I’ll tell you, it’s quite a story. So, the first time ever I was at Rudy Van Gelders’ studio was when Eric Alexander invited me to be a featured vocalist on his Timing Is Everything album, which came out in 2023-2024. It was sort of a last-minute thing, and he says ‘I want you to sing Evergreen, the famous Barbra Streisand song, here’s the arrangement. Can you do it? It is going to be one take.’ So we went to the studio and I remember it was Easter morning and we went to the studio for the first time and, you know, I’m going around, taking the photos and meeting the wonderful people who run the studio, Maureen and Don Sickler, who are just angels and masters of their art and we kind of hit it off. And so, after I recorded that one take, I said, I would really love to record my next record here and they said, just let us know when you’re ready.  So, I did ‘You’re My Thrill’, which was my first record for Venus in 2024. I recorded there and now this is my second album at the studio and there’s no place like it.  It’s truly special in every single way. 

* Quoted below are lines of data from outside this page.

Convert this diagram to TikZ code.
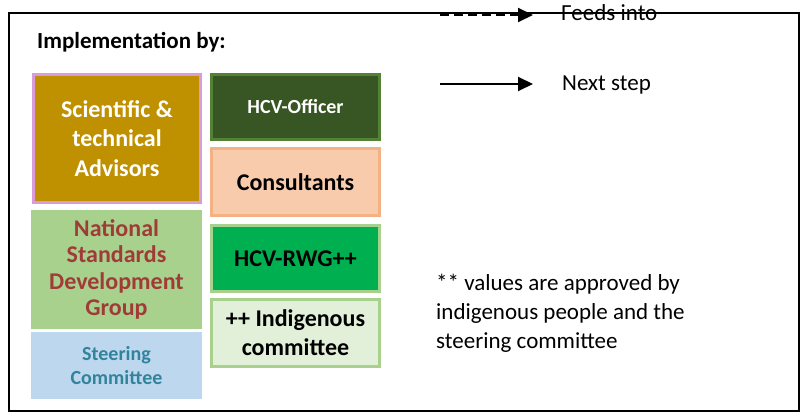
\documentclass[tikz,border=0pt]{standalone}
\usepackage{fontspec}
\setmainfont{Carlito}
\usetikzlibrary{arrows.meta}
\definecolor{gold}{HTML}{BF9000}
\definecolor{pinkb}{HTML}{DA9BD9}
\definecolor{dkgreen}{HTML}{375623}
\definecolor{dkgreenb}{HTML}{548235}
\definecolor{peach}{HTML}{F8CBAD}
\definecolor{peachb}{HTML}{F4B183}
\definecolor{ltgreen}{HTML}{A9D18E}
\definecolor{brick}{HTML}{A03C38}
\definecolor{ltblue}{HTML}{BDD7EE}
\definecolor{teal}{HTML}{31849B}
\definecolor{green}{HTML}{00B050}
\definecolor{palegreen}{HTML}{E2F0D9}
\tikzset{
  box/.style={rectangle, inner sep=0pt, align=center, font=\bfseries\fontsize{24}{29.5}\selectfont},
  bordered/.style={box, line width=3pt},
  legendtext/.style={inner sep=0pt, font=\fontsize{23}{28}\selectfont},
  legarrow/.style={line width=2pt, -{Triangle[length=15pt,width=14pt]}},
}
\begin{document}
\begin{tikzpicture}[x=1pt,y=-1pt]
\useasboundingbox (0,0) rectangle (803,414);
% frame
\draw[line width=2pt] (9,13) rectangle (799,411);
% heading
\node[inner sep=0pt, anchor=base west, font=\bfseries\fontsize{23}{28}\selectfont] (head) at (37,49) {Implementation by:};
% boxes
\node[bordered, draw=pinkb, fill=gold, text=white, minimum width=167pt, minimum height=128pt] (sci) at (117,138.5) {Scientific \&\\technical\\Advisors};
\node[bordered, draw=dkgreenb, fill=dkgreen, text=white, minimum width=168pt, minimum height=65pt, font=\bfseries\fontsize{20}{24}\selectfont] (off) at (295.5,107) {HCV-Officer};
\node[bordered, draw=peachb, fill=peach, text=black, minimum width=168pt, minimum height=67pt] (cons) at (295.5,182) {Consultants};
\node[box, fill=ltgreen, text=brick, minimum width=171pt, minimum height=119pt, font=\bfseries\fontsize{24}{26.3}\selectfont] (nsdg) at (116.5,269.5) {National\\Standards\\Development\\Group};
\node[box, fill=ltblue, text=teal, minimum width=171pt, minimum height=67pt, font=\bfseries\fontsize{20}{24}\selectfont] (steer) at (116.5,365.5) {Steering\\Committee};
\node[bordered, draw=ltgreen, fill=green, text=black, minimum width=168pt, minimum height=66pt] (rwg) at (295.5,258.5) {HCV-RWG++};
\node[bordered, draw=ltgreen, fill=palegreen, text=black, minimum width=168pt, minimum height=67pt, font=\bfseries\fontsize{24}{29}\selectfont] (indig) at (295.5,333) {++ Indigenous\\committee};
% legend
\coordinate (fa) at (440,15);
\coordinate (fb) at (533,15);
\coordinate (na) at (440,84);
\coordinate (nb) at (533,84);
\draw[legarrow, dash pattern=on 9pt off 5pt] (fa) -- (fb);
\draw[legarrow] (na) -- (nb);
\node[legendtext, anchor=base west] (feeds) at (561,21) {Feeds into};
\node[legendtext, anchor=base west] (next) at (562,91) {Next step};
% note
\node[inner sep=0pt, anchor=west, align=left, font=\fontsize{23}{29}\selectfont] (note) at (436,313) {** values are approved by\\indigenous people and the\\steering committee};
\end{tikzpicture}
\end{document}
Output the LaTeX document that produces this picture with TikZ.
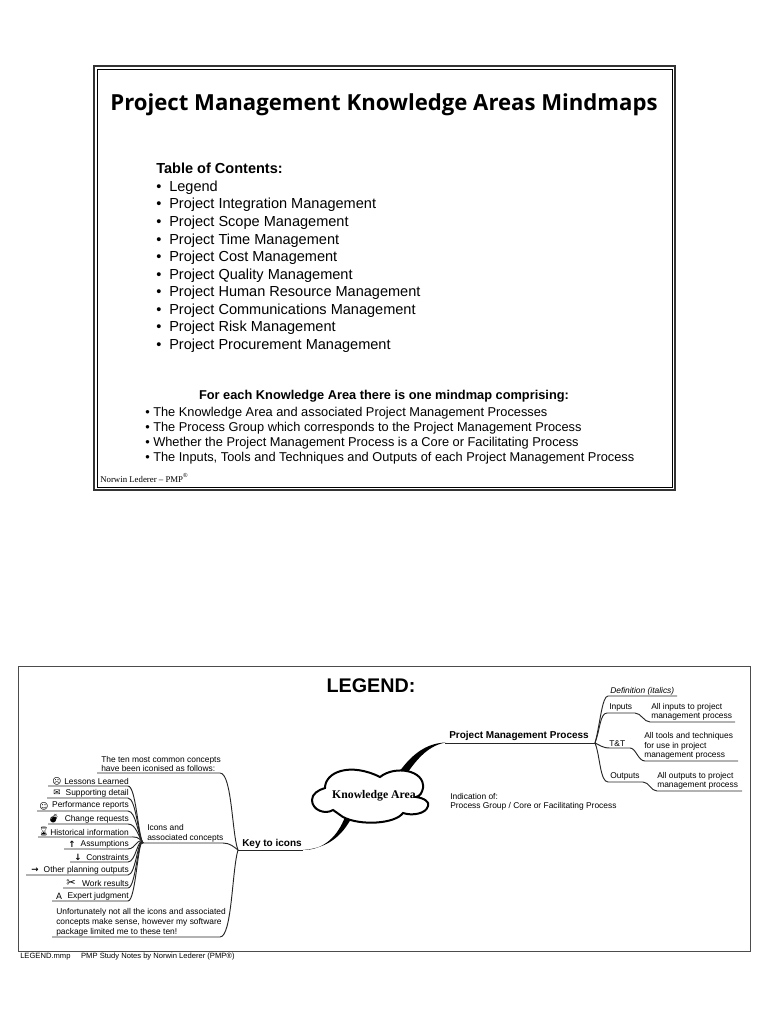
\documentclass[tikz,border=0pt]{standalone}
\usepackage{fontspec}
\setmainfont{Liberation Sans}
\newfontfamily\titlefont{Open Sans}
\newfontfamily\iconfont{DejaVu Sans}
\newfontfamily\emojifont{Noto Emoji}
\newfontfamily\seriffont{Liberation Serif}
\usetikzlibrary{arrows.meta,positioning}
\begin{document}
\begin{tikzpicture}[
      x=0.75pt,y=-0.75pt,
      toc/.style={anchor=base west,inner sep=0pt,font=\fontsize{10.9}{12}\selectfont},
      pts/.style={anchor=base west,inner sep=0pt,font=\fontsize{9.6}{11}\selectfont},
      lab/.style={anchor=south west,inner sep=0pt,font=\fontsize{6.3}{7.2}\selectfont,align=left},
      main/.style={anchor=south west,inner sep=0pt,font=\fontsize{7.5}{8}\selectfont\bfseries},
      icon/.style={anchor=center,inner sep=0pt,font=\iconfont\fontsize{6.5}{7}\selectfont},
      branch/.style={line width=0.7pt,black!85}
    ]
      \useasboundingbox (0,0) rectangle (768,1024);
      % page one
      \draw[line width=2pt,black!80,fill=white] (94,66) rectangle (675,490);
      \draw[line width=0.6pt] (97,69) rectangle (672,487);
      \node[anchor=center,inner sep=0pt,font=\titlefont\fontsize{16.6}{20}\selectfont\bfseries] (title) at (384,104.5) {Project Management Knowledge Areas Mindmaps};
      \node[toc,font=\fontsize{10.9}{12}\selectfont\bfseries] (toc) at (156,173) {Table of Contents:};
      \foreach \ypos/\txt in {191/Legend,208/Project Integration Management,226/Project Scope Management,
        244/Project Time Management,261/Project Cost Management,279/Project Quality Management,
        296/Project Human Resource Management,314/Project Communications Management,
        331/Project Risk Management,349/Project Procurement Management}{
        \node[toc] at (156,\ypos) {\textbullet};
        \node[toc] at (169,\ypos) {\txt};
      }
      \node[anchor=center,inner sep=0pt,font=\fontsize{9.6}{11}\selectfont\bfseries] (each) at (384,396) {For each Knowledge Area there is one mindmap comprising:};
      \foreach \ypos/\txt in {416/The Knowledge Area and associated Project Management Processes,
        431/The Process Group which corresponds to the Project Management Process,
        446/Whether the Project Management Process is a Core or Facilitating Process,
        461/The Inputs{,} Tools and Techniques and Outputs of each Project Management Process}{
        \node[pts] at (145,\ypos) {\textbullet};
        \node[pts] at (153,\ypos) {\txt};
      }
      \node[anchor=west,inner sep=0pt,font=\seriffont\fontsize{6.6}{7}\selectfont] (author) at (100,478) {Norwin Lederer – PMP\textsuperscript{\textregistered}};

      % legend frame
      \draw[line width=0.7pt,black!70] (18,666) rectangle (750,951);
      \node[anchor=center,inner sep=0pt,font=\fontsize{14.8}{18}\selectfont\bfseries] (legend) at (371,686) {LEGEND:};
      \node[anchor=west,inner sep=0pt,font=\fontsize{5.7}{7}\selectfont] (file) at (20,957) {LEGEND.mmp\hspace{8pt}PMP Study Notes by Norwin Lederer (PMP\textregistered)};

      % main branches
      \fill (397,775) .. controls (410,756) and (425,743) .. (446,742.5) .. controls (430,745) and (418,757) .. (406,775) -- cycle;
      \draw[branch] (445,743) -- (595,743);
      \fill (345,817) .. controls (338,835) and (325,850) .. (303,850) .. controls (328,848) and (342,836) .. (352,817) -- cycle;
      \draw[branch] (303,850) -- (238,850);

      % cloud
      \draw[line width=1.5pt,fill=white] (325,788) .. controls (325,772) and (350,762) .. (380,777)
        .. controls (395,765) and (425,770) .. (423,788) .. controls (422,793) and (420,796) .. (416,797)
        .. controls (424,798) and (430,802) .. (428,806) .. controls (426,814) and (412,816) .. (403,813)
        .. controls (395,824) and (360,826) .. (343,817) .. controls (340,815) and (336,812) .. (333,810)
        .. controls (325,815) and (312,810) .. (312,800) .. controls (312,794) and (318,790) .. (325,788) -- cycle;
      \node[anchor=center,inner sep=0pt,font=\seriffont\fontsize{8.8}{10}\selectfont\bfseries] (ka) at (374,795.5) {Knowledge Area};
      \node[main] (pmp) at (449,741) {Project Management Process};
      \node[main] (key) at (242,849) {Key to icons};

      % right side
      \coordinate (r) at (595,743);
      \draw[branch] (r) .. controls (600,725) and (602,696) .. (608,696) -- (677,696);
      \draw[branch] (r) .. controls (600,730) and (600,713) .. (607,713) -- (635,713) .. controls (641,713) and (644,722) .. (650,722) -- (735,722);
      \draw[branch] (r) .. controls (600,745) and (602,748) .. (610,748) -- (630,748) .. controls (636,748) and (638,761) .. (645,761) -- (738,761);
      \draw[branch] (r) .. controls (600,755) and (600,782) .. (608,782) -- (643,782) .. controls (649,782) and (651,791) .. (657,791) -- (742,791);
      \node[lab,font=\fontsize{6.3}{7.2}\selectfont\itshape] (def) at (610,695) {Definition (italics)};
      \node[lab] (in) at (609,712) {Inputs};
      \node[lab] (tt) at (609,747) {T\&T};
      \node[lab] (out) at (610,781) {Outputs};
      \node[lab] (intx) at (651,721) {All inputs to project\\management process};
      \node[lab] (tttx) at (644,760) {All tools and techniques\\for use in project\\management process};
      \node[lab] (outtx) at (657,790) {All outputs to project\\management process};
      \node[lab,anchor=north west] (ind) at (450,793) {Indication of:\\Process Group / Core or Facilitating Process};

      % left side
      \coordinate (k) at (238,850);
      \draw[branch] (k) .. controls (232,835) and (232,773) .. (220,773) -- (97,773);
      \draw[branch] (k) .. controls (232,870) and (232,937) .. (220,937) -- (52,937);
      \draw[branch] (k) .. controls (234,847) and (230,843) .. (223,843) -- (143,843);
      \node[lab] (top) at (101,772) {The ten most common concepts\\have been iconised as follows:};
      \node[lab] (mid) at (147,842) {Icons and\\associated concepts};
      \node[lab] (bot) at (56,936) {Unfortunately not all the icons and associated\\concepts make sense, however my software\\package limited me to these ten!};
      \coordinate (c) at (143,843);
      \foreach \ypos/\xend/\txt/\xic/\ic/\nm in {
        786/48/Lessons Learned/57/☹/a,
        798/47/Supporting detail/57/✉/b,
        811/37/Performance reports/44/☺/d,
        824/48/Change requests/54/{\emojifont 💣}/e,
        837/38/Historical information/44/{\emojifont ⌛}/f,
        849/64/Assumptions/72/{\bfseries ↑}/g,
        862/70/Constraints/78/{\bfseries ↓}/h,
        875/26/Other planning outputs/35/{\bfseries →}/i,
        888/63/Work results/71/{\fontsize{8.5}{9}\selectfont ✂}/j,
        901/52/Expert judgment/59/A/l}{
        \draw[branch] (c) .. controls (138,836) and (136,\ypos) .. (128,\ypos) -- (\xend,\ypos);
        \node[icon] (ic\nm) at (\xic,\ypos-5) {\ic};
        \node[lab,anchor=south east] (t\nm) at (129,\ypos-1) {\txt};
      }
    \end{tikzpicture}
\end{document}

I felt like, you know, Johnny Hartman’s ghost was there because that’s my favourite record of all time, the Johnny Hartman and John Coltrane record, that record has kind of changed my life. It’s one of those records that puts things in perspective and shows you the way. Sometimes music can do that for people and that was my record. It was something I listened to basically in a time of my life when I was transitioning from Boston, from finishing my studies at Berkeley, to NYC. I remember packing up and listening to this record and so that record just stayed with me and I always listen to it. So when I was at Van Gelder’s, I could literally feel like the moment, feel like I travelled in time. I was there in the presence of these people who are extraordinary. It’s kind of like the jazz church.

Lilac Wine is a beautiful album and is out now!